I used both of my Canon 5D MkIII DSLR cameras to photograph nine bands at five different venues for the Inlander during the newspaper’s Volume Music Festival in Spokane, Wash. I wanted to upload photos from my camera to Instagram, Twitter and Facebook during or immediately after each band’s performance. So, I transferred my DSLR photos to my iPhone and uploaded. I’ve done various mobile workflows before. But, this one feels the most intuitive to me.
I could have taken my laptop. But with busy venues, having the least amount of gear was the best way to go. I decided that transferring photos to my iPhone and then uploading to my social media accounts was the best way to go. I could take photos on my iPhone and upload but I wanted to use the much higher quality photos from my Canon 5D MkIII. Also, photographing movement on a DSLR camera is much more predictable and responsive than on an iPhone, where the shutter delay can cause you to miss the peak movement, especially in dark music venues.

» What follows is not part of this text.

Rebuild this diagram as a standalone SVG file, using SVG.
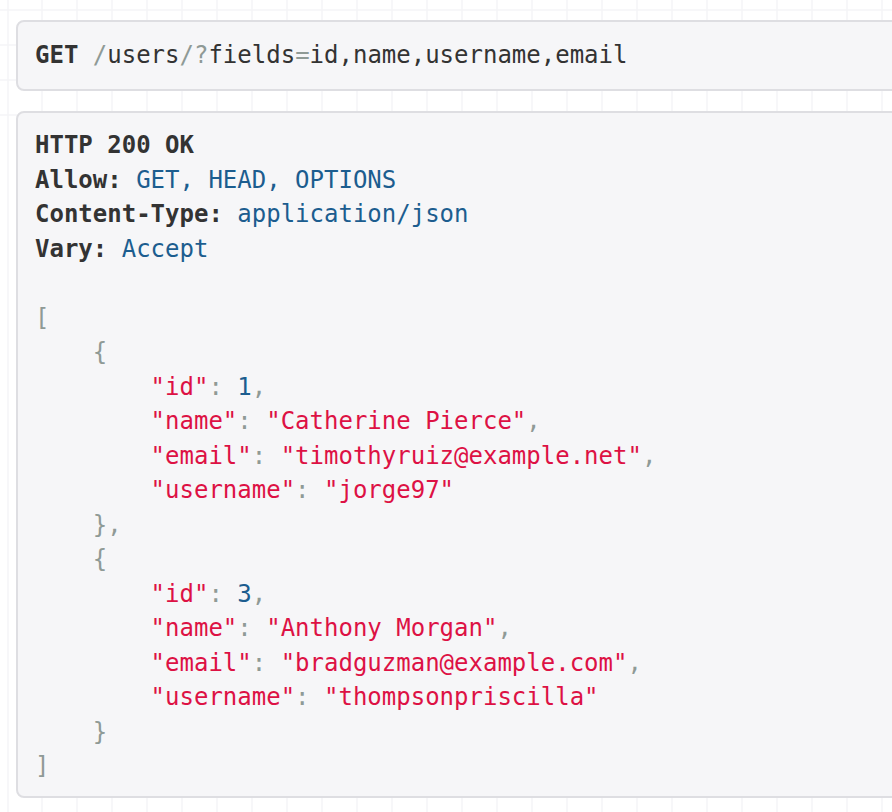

I had wireless options, but I used a SD Card to lightning cable to transfer photos from my Canon 5D MkIII to the iPhone’s Photos app. With wireless, you have to create a wireless network from your camera or from the portable wireless device you are using. The Canon 5D MkIII also doesn’t have built in wireless. Portable wireless isn’t always reliable. Connections easily get dropped. You also have to connect with the wireless network each time you want to connect with the camera or wireless device on your phone. Then, you have to switch wireless networks to connect to the internet. I have never been completely happy with in-camera, from my Canon 6D, or portable wireless devices. So, I ended up going hard-wired using the SD Card to lightning cable.
One productivity killing problem with using the Photos app to import is that you see all of the many photos on your card as small previews in the import screen. These previews also can’t be enlarged so that you can make sure the photo you have selected is actually the photo you want to import. You also don’t see any filenames. It’s a big productivity killer if you have taken many photos, like at a music festival. So, I utilized both card slots, CF and SD, in the Canon 5D MkIII.
I shot all of the photos onto the CF Card as JPEGs. If you shoot in RAW, I recommend doing an in-camera conversion to JPEG before transferring to the iPhone as the phone doesn’t do a great job of handling RAW files. I then used the image copy feature in the camera’s playback menu to copy select photos from the CF card to the SD card. I used SD card to copy my select photos to the iPhone. It is much easier to work with one or two photos than the dozens, hundreds by the end of the night, on the iPhone. I then selected the photos and and clicked on the import button, which copies the photos from the SD card onto the iPhone Photo app Camera Roll.
An important thing to consider is that I never deleted any photos from the SD card while on covering the music festival. Why? It is too easy to accidentally photos from the wrong card. After doing my computer backups of my photos later in at night, I then formatted both the CF and SD cards I used.
From there, it was simple. I could have done the edits in Instagram. But, I decided to use Photogene, which has more intuitive editing tools, like sharpening and curves. I have a sharpening preset that I have used for a couple of years in Photogene. So, it is a automatically applied. I then use the curves tool to brighten the image and crop where needed.
One other thing I created was a default description in the Notes app for the event which included the event name, city and a series of hashtags I wanted to use for each photo. I copied the cutline in the Notes app. I then opened in Instagram, opening the photo I wanted to post and going directly to the share screen and pasting the description info and then shared. I did the same in Facebook, minus hashtags, and then to twitter with minimal hashtags because of the character count limits.
This workflow literally took one minute and I was able to easily use it all night. There was a little battery drain. After nine shows and checking social media every once in a while, I was down to half power on the iPhone.
UPDATE: Photogene will reduce the file size of the photo opened and saved from the Camera Roll on the iPhone to about a maximum of 2172 px on the long side, which didn’t matter to me as I was only posting for social media that night. But, if you want to have a high resolution file size when opening and saving from the Camera Roll, then open the photo in the Camera Roll from File Browser or some other file handling app to Photogene on the iPhone. It is usually an “Open In” link or button in most iPhone apps. Photogene will open a resolution file and allow you to save with a maximum 5616 px on the long side of the photo.
UPDATE 2: In case you didn’t know it, an edit done in the Photos app on the iPhone from a DSLR or other external camera won’t show in any other app. Built in phone camera photo edits will, but not one imported from the SD card to Lightning reader or the USB Camera to Lightning reader.